The formal legal end of bondage in the United States came with the ratification of the 13th Amendment on December 6, 1865. Its text is direct: “Neither slavery nor involuntary servitude, except as a punishment for crime whereof the party shall have been duly convicted, shall exist within the United States, or any place subject to their jurisdiction.”9Constitution Annotated. Thirteenth Amendment With that single sentence, the legal framework that had treated bondwomen as property for over two centuries was dismantled as a matter of constitutional law.
The amendment’s exception for criminal punishment has remained controversial. It permitted involuntary labor as part of a criminal sentence, a provision that critics have argued enabled systems of forced prison labor that disproportionately affected formerly enslaved people and their descendants in the decades following abolition. Several states have moved in recent years to remove similar exception language from their own constitutions.

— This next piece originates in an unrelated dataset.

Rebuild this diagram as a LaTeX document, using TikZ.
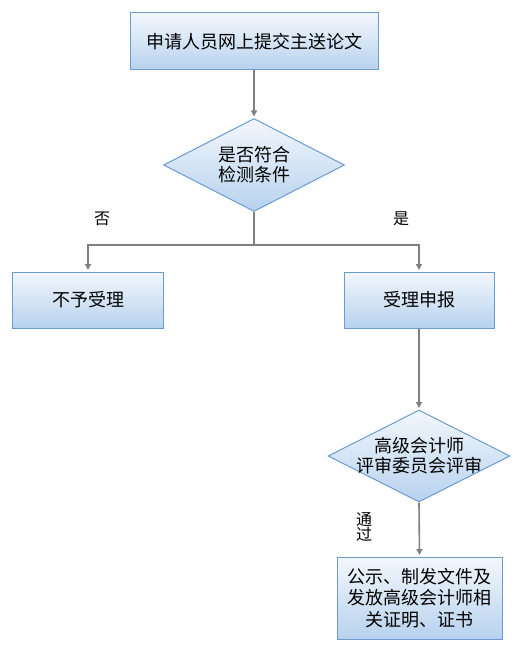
\documentclass[tikz,border=0pt]{standalone}
\usepackage{fontspec}
\setmainfont{Noto Sans CJK SC}
\usetikzlibrary{shapes.geometric,arrows.meta}
\definecolor{boxline}{HTML}{6C9BD2}
\definecolor{boxtop}{HTML}{F3F7FC}
\definecolor{boxbot}{HTML}{B7D2EE}
\definecolor{arrowgray}{HTML}{808080}
\tikzset{
  flowbox/.style={draw=boxline, line width=1bp, top color=boxtop, bottom color=boxbot, inner sep=0pt, align=center, font=\fontsize{18bp}{21.5bp}\selectfont},
  flowdiamond/.style={diamond, draw=boxline, line width=1bp, top color=boxtop, bottom color=boxbot, inner sep=0pt, shape aspect=2},
  flowtext/.style={align=center, inner sep=0pt, font=\fontsize{18bp}{20bp}\selectfont},
  flowlabel/.style={inner sep=0pt, align=center, font=\fontsize{16bp}{13bp}\selectfont},
  flowarrow/.style={draw=arrowgray, line width=1.6bp, -{Triangle[width=6bp,length=6bp]}, shorten >=1.5bp}
}
\begin{document}
\begin{tikzpicture}[x=1bp,y=-1bp]
\useasboundingbox (0,0) rectangle (515,649);
\node[flowbox, minimum width=248bp, minimum height=57bp] (submit) at (254,41.5) {申请人员网上提交主送论文};
\node[flowdiamond, minimum width=181bp, minimum height=93bp] (check) at (254,165) {};
\node[flowtext] (checktext) at (check.center) {是否符合\\检测条件};
\coordinate (split) at (254,245);
\node[flowbox, minimum width=150bp, minimum height=56bp] (reject) at (88,300) {不予受理};
\node[flowbox, minimum width=150bp, minimum height=56bp] (accept) at (419,300) {受理申报};
\node[flowdiamond, minimum width=182bp, minimum height=92bp] (review) at (419,456) {};
\node[flowtext] (reviewtext) at (review.center) {高级会计师\\评审委员会评审};
\node[flowbox, minimum width=165bp, minimum height=82bp] (publish) at (419.5,598) {公示、制发文件及\\发放高级会计师相\\关证明、证书};
\node[flowlabel] (nolabel) at (102,219) {否};
\node[flowlabel] (yeslabel) at (401,219) {是};
\node[flowlabel] (passlabel) at (364,527) {通\\过};
\draw[flowarrow] (submit.south) -- (check.north);
\draw[flowarrow] (check.south) -- (split) -| (reject.north);
\draw[flowarrow] (split) -| (accept.north);
\draw[flowarrow] (accept.south) -- (review.north);
\draw[flowarrow] (review.south) -- (publish.north);
\end{tikzpicture}
\end{document}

While the term “bondwoman” belongs to history, the conduct it described remains a federal crime under multiple statutes. Modern law does not use the language of bondage, but its prohibitions target the same core behavior: compelling a person to work through force, threats, or coercion.
Under 18 U.S.C. 1589, anyone who obtains another person’s labor through force, threats of force, physical restraint, serious harm, abuse of legal process, or any scheme designed to make the victim believe she would suffer serious harm carries a penalty of up to 20 years in federal prison. If the victim dies or the crime involves kidnapping, sexual abuse, or an attempt to kill, the sentence can be life imprisonment.10Office of the Law Revision Counsel. United States Code Title 18 – 1589 Forced Labor A separate statute, 18 U.S.C. 1590, criminalizes trafficking people into forced labor or servitude, carrying the same penalty structure.11Office of the Law Revision Counsel. United States Code Title 18 – 1590 Trafficking With Respect to Peonage, Slavery, Involuntary Servitude, or Forced Labor
The Trafficking Victims Protection Act of 2000 broadened the federal response by defining “severe forms of trafficking” to include recruiting, transporting, or obtaining a person for labor through force, fraud, or coercion for the purpose of subjecting them to involuntary servitude, debt bondage, or slavery.12U.S. Department of State. Victims of Trafficking and Violence Protection Act of 2000 The act also created protections for trafficking victims, including eligibility for federal benefits and specialized visas. The International Labour Organization estimated in 2021 that 28 million people worldwide remained in forced labor, a reminder that the legal structures historically applied to bondwomen have modern equivalents that continue to demand enforcement.